At the end of the 1960s Mario Bizzarri and his friend Claudio
Curri collaborated on a book they called Magica Etruria.
The title by itself hints at the personal approach adopted by a
man, an archaeologist, as he explored dimensions and sensations
that were foreign to the field of scientific research. For the archaeologist
Mario Bizzarri it was a chance to give free rein to his
imagination as he offered the reader a personal tour rather than a
guidebook, one that even today, so many years later, opens the
door on the intriguing world of archaeology and Etruscology.
In the preamble to Magica Etruria the reader is immediately
told that: “This book is not a treatise on Etruscology... Nor is it a
detailed handbook on Etruscan antiquities... Lastly this book is
not a complete itinerary of the places in Etruria, to be used by a
reader as a vade mecum in touring the region.
What then is this book? It is simply a sort of capricious wandering
through the dead and living cities of Etruria, calling forth
from the one and the other a confirmation of the permanent
validity of an intimate dialogue between the human spirit and
what remains of that antique world.” The chapters written by
Mario Bizzarri reflect his “intimate dialogue” with the sites he
was most familiar with and which he saw in a way that makes his
writing akin to that of George Dennis and D.H.Lawrence.

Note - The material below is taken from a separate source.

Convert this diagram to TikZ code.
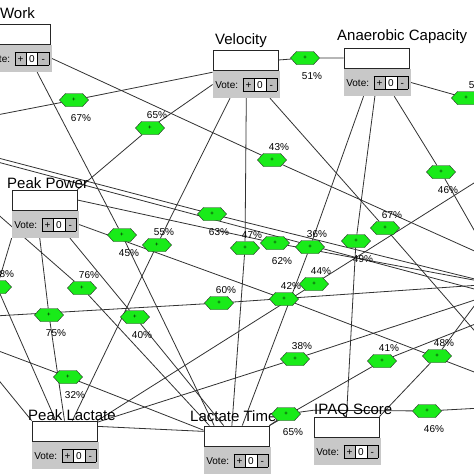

In 1950 he admitted in a letter to a friend that his vision of
archaeology was still romantic. “What fascinates me most is an
open dig with the ruins ‘in situ’. It is the ‘living museums’ that I
like, not those orderly cemeteries of which we are the diligent
gravediggers. The ‘captured’ object put behind glass gives me a
deep feeling of melancholy and a vague sense of guilt.”